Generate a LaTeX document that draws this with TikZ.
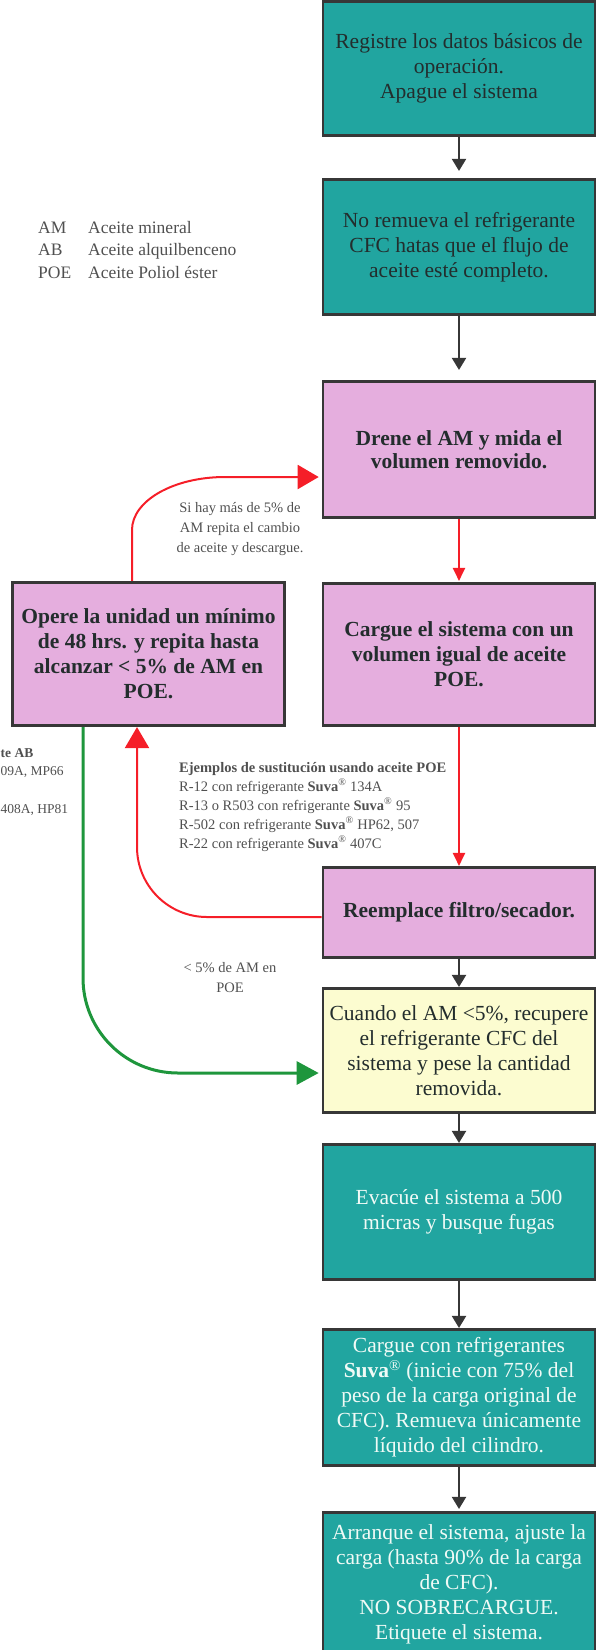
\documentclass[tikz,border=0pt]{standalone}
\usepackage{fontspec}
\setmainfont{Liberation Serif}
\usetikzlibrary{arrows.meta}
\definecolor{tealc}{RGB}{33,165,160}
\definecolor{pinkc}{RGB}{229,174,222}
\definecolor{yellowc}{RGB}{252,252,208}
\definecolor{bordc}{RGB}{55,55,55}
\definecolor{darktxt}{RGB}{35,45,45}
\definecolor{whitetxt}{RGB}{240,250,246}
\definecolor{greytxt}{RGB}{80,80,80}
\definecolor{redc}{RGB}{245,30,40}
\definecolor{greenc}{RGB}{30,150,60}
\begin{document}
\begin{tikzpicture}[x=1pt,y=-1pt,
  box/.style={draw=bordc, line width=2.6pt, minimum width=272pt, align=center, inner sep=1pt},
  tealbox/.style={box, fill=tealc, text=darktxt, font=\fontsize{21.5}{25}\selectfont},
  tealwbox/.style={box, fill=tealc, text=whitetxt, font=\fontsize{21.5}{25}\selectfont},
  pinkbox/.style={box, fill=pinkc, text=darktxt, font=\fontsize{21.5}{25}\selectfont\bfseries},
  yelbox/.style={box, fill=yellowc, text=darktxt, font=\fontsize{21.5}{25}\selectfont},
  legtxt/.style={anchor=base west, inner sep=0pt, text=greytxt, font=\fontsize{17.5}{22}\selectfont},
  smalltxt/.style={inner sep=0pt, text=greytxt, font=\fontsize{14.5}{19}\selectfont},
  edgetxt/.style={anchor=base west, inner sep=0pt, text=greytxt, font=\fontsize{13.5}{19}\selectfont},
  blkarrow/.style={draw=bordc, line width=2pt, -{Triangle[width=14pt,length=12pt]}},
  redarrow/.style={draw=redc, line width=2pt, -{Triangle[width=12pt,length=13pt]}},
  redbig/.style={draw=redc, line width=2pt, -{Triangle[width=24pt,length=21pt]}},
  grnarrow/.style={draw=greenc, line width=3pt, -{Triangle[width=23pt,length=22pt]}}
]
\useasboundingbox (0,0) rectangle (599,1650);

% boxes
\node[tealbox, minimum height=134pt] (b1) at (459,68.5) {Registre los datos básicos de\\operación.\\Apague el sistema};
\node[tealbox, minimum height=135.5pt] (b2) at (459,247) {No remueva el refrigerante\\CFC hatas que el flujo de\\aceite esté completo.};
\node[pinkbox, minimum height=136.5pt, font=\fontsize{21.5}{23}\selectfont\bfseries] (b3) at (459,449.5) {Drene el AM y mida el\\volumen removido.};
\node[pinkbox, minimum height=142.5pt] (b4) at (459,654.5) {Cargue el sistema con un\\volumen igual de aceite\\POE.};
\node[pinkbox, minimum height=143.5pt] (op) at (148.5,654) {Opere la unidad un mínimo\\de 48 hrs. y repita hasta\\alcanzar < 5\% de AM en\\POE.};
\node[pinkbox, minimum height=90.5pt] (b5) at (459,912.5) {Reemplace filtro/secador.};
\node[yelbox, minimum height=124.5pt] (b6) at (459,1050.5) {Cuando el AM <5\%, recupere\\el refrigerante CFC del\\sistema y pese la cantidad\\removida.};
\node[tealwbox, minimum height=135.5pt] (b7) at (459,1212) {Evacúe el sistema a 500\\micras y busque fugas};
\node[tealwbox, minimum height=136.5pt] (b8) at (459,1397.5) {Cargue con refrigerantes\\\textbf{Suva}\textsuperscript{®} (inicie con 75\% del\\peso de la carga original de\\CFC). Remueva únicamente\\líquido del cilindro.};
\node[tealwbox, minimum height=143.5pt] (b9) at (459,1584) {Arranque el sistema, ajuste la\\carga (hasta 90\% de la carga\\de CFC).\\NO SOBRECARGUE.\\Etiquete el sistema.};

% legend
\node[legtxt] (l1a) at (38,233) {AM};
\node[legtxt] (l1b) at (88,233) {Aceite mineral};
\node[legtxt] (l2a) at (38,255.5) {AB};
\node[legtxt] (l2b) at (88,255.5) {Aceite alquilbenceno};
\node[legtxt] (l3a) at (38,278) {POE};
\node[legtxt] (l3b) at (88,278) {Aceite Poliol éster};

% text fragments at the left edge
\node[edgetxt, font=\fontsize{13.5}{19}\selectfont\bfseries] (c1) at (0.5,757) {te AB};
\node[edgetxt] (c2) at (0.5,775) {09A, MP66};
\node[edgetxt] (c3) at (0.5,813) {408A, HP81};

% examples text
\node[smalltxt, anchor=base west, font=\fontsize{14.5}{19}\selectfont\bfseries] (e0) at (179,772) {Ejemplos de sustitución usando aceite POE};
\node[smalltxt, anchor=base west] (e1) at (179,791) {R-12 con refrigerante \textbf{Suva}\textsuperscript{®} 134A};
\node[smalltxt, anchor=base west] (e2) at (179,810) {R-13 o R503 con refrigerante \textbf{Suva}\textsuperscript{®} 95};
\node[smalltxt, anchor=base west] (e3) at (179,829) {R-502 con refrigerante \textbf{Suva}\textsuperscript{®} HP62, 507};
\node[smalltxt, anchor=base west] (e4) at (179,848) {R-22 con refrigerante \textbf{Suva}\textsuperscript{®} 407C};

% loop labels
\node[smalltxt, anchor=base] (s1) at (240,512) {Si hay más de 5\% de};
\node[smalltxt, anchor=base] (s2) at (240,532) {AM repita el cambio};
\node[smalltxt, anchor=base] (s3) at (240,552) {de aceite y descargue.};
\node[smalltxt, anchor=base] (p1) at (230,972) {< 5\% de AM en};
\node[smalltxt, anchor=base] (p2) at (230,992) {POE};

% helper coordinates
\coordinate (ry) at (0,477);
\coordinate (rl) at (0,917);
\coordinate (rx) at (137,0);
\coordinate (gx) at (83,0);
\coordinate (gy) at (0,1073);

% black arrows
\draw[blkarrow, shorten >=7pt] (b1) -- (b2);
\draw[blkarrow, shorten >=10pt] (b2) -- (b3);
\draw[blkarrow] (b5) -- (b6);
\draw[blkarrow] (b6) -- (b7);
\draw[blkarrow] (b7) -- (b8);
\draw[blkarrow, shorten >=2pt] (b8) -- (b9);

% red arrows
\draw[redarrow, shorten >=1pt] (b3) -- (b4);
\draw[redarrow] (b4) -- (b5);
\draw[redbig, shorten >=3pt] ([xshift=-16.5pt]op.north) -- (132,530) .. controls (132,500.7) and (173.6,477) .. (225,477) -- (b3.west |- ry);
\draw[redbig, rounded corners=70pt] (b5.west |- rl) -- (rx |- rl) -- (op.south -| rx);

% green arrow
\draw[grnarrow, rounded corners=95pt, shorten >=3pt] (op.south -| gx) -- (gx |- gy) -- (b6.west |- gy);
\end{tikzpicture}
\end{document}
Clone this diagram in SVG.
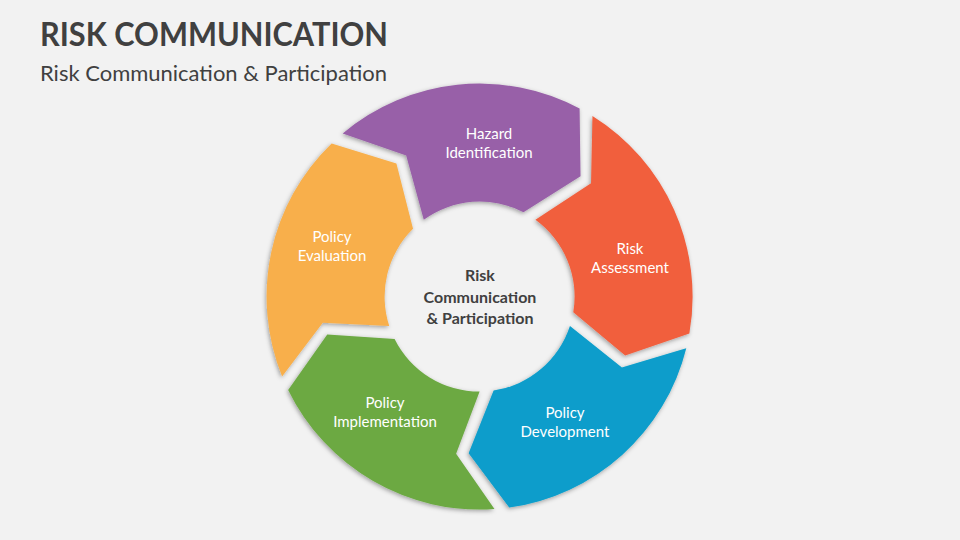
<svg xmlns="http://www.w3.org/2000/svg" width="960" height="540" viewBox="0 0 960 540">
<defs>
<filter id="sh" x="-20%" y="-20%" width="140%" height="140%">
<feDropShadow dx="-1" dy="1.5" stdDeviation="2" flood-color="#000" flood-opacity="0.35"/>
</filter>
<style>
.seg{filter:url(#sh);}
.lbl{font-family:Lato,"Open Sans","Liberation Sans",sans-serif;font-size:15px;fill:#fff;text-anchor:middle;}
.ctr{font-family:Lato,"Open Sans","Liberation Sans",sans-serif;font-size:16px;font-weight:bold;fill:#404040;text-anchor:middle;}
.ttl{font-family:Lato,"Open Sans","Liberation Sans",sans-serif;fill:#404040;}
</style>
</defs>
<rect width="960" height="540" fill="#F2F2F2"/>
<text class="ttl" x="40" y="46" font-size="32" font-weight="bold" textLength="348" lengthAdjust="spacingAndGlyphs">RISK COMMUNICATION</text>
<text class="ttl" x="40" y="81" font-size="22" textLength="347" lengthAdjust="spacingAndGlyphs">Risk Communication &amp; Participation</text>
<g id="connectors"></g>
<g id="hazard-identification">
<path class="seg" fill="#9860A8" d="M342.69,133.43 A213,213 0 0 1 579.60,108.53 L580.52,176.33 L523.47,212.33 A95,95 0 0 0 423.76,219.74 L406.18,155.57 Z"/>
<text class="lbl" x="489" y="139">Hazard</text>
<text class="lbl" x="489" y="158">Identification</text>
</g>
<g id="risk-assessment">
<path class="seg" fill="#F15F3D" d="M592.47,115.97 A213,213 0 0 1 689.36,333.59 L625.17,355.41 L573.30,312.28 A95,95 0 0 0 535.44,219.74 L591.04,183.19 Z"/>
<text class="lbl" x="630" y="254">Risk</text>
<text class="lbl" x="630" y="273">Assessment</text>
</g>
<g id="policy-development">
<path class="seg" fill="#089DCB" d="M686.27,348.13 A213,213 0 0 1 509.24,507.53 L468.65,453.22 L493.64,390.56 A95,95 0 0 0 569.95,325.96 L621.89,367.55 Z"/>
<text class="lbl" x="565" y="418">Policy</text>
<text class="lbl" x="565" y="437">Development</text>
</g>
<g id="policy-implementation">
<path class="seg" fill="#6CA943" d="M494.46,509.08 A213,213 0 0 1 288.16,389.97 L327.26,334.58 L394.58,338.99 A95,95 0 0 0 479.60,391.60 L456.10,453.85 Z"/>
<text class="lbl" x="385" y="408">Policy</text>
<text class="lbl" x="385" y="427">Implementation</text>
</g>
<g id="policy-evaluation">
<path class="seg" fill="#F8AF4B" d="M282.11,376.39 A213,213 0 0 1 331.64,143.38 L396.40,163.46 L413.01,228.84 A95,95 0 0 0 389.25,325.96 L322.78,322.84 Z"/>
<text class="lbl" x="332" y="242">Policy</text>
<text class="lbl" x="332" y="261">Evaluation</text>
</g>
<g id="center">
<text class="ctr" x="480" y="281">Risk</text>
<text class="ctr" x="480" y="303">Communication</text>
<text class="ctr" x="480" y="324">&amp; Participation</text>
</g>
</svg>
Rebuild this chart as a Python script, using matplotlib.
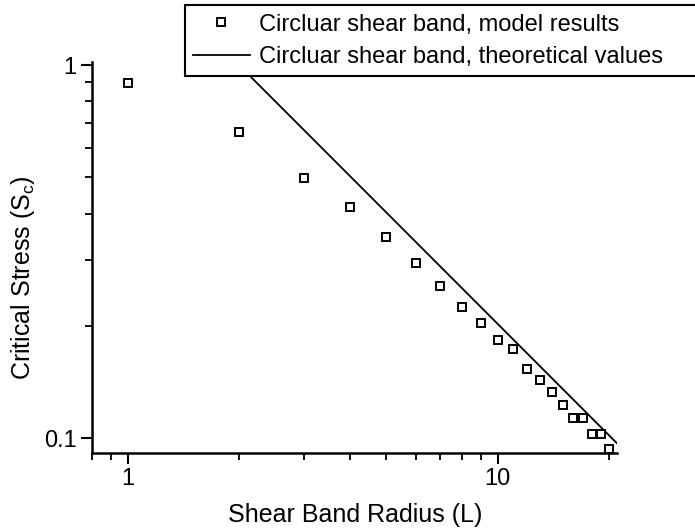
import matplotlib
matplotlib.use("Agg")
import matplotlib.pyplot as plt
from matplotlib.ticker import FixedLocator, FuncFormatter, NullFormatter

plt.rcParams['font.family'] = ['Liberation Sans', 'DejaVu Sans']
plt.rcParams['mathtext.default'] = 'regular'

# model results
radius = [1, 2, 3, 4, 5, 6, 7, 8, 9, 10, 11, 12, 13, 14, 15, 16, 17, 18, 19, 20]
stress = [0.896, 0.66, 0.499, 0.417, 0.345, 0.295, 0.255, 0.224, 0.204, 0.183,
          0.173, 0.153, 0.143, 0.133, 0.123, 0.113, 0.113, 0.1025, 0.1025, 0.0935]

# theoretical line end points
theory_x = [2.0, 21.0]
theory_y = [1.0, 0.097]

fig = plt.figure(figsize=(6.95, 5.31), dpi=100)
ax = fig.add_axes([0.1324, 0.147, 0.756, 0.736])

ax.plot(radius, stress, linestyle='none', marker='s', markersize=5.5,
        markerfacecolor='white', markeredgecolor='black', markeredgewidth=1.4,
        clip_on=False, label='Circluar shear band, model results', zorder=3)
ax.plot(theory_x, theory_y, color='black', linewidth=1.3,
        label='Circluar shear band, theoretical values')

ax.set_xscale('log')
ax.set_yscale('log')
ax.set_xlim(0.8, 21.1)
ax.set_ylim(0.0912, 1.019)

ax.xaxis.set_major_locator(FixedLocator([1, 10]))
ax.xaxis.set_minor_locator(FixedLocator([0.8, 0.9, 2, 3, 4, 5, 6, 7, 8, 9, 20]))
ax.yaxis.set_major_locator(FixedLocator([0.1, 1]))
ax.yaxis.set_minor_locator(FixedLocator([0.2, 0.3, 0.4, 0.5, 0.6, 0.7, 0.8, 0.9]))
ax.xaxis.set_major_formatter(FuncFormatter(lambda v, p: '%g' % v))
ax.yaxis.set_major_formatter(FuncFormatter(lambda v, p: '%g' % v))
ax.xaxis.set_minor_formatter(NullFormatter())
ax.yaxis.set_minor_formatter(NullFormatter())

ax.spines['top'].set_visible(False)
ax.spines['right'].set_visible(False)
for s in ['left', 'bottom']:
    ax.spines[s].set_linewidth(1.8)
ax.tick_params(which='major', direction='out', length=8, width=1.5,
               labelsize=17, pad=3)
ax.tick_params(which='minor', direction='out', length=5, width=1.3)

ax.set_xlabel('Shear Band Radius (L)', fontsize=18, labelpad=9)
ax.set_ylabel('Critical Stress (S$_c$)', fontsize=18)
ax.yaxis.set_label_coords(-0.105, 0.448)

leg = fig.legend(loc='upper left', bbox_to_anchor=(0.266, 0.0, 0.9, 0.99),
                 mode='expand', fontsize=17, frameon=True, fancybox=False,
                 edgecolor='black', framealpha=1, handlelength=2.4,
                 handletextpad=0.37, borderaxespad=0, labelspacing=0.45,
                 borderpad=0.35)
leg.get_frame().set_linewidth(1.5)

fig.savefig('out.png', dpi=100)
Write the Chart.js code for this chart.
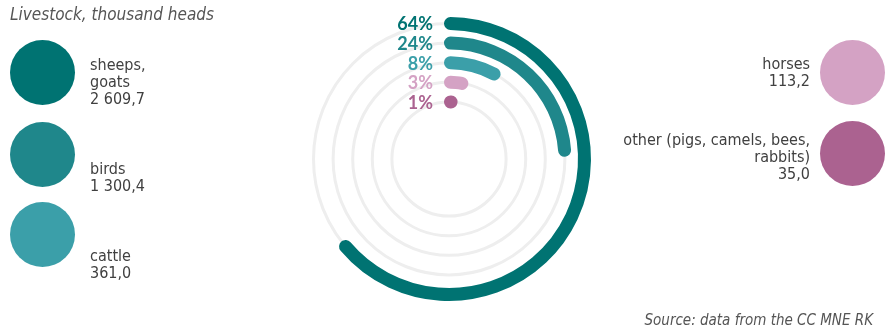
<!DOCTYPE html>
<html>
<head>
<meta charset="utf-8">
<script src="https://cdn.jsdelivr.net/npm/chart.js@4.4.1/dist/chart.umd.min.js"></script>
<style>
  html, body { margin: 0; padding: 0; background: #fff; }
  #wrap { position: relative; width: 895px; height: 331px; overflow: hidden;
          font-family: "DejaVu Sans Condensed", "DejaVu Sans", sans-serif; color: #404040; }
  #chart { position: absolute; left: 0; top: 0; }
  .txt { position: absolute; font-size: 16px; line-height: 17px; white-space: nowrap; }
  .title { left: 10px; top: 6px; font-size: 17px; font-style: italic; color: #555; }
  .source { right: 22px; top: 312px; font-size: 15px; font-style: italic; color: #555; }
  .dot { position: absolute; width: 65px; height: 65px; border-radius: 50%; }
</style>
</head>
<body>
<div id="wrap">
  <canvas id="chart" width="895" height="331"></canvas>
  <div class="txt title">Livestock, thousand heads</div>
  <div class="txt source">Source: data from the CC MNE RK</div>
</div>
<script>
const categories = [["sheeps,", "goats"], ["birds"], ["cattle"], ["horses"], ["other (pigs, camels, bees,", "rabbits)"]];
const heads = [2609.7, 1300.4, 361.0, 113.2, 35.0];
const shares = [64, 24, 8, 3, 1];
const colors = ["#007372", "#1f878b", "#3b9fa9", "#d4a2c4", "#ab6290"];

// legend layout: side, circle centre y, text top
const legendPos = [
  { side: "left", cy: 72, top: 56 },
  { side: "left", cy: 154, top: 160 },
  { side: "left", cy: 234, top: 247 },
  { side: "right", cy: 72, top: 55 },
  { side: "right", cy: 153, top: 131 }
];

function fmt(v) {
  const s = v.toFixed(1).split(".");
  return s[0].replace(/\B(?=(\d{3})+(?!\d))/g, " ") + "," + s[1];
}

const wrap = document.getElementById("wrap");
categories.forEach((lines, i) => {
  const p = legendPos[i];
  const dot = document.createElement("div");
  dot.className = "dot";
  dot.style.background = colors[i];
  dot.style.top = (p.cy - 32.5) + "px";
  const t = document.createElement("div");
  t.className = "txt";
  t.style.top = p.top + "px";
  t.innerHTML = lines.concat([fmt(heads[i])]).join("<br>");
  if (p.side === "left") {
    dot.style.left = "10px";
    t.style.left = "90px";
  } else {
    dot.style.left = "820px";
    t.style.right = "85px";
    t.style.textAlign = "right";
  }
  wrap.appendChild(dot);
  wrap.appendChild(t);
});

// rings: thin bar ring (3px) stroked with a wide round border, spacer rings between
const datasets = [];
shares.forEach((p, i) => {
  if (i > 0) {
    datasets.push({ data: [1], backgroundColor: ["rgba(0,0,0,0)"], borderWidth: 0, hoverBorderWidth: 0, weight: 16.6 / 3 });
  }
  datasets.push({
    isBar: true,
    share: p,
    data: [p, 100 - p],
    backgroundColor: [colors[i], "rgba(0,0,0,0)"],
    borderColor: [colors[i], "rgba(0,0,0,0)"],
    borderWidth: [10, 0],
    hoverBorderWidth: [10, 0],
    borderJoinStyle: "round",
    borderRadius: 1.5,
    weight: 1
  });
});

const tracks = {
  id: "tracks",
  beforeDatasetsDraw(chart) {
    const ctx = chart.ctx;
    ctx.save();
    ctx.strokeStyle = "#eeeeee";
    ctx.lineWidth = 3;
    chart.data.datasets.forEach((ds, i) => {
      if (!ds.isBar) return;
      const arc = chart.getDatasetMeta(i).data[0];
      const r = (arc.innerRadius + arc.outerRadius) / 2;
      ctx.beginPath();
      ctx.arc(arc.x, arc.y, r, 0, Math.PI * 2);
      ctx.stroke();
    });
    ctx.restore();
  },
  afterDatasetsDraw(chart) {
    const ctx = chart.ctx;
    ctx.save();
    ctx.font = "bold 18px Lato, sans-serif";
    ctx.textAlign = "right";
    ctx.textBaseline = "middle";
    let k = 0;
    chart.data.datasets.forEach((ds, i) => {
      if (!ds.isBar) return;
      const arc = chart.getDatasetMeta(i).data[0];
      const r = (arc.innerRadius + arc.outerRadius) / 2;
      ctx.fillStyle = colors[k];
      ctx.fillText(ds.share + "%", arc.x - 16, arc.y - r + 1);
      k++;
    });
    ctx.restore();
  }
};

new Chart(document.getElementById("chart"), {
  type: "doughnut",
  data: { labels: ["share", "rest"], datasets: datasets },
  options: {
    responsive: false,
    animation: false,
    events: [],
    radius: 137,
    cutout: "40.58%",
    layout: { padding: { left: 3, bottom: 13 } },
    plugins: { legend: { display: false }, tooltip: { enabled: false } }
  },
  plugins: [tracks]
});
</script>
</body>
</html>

Work to be completed
In the listing above, find the line with "Rebuild this chart" and the line with "plt.rcParams['mathtext.default'] = 'regular'". Copy both of them and every line between, exactly, but not the pictures.

Task output
Rebuild this chart as a Python script, using matplotlib.
import matplotlib
matplotlib.use("Agg")
import matplotlib.pyplot as plt
from matplotlib.ticker import FixedLocator, FuncFormatter, NullFormatter

plt.rcParams['font.family'] = ['Liberation Sans', 'DejaVu Sans']
plt.rcParams['mathtext.default'] = 'regular'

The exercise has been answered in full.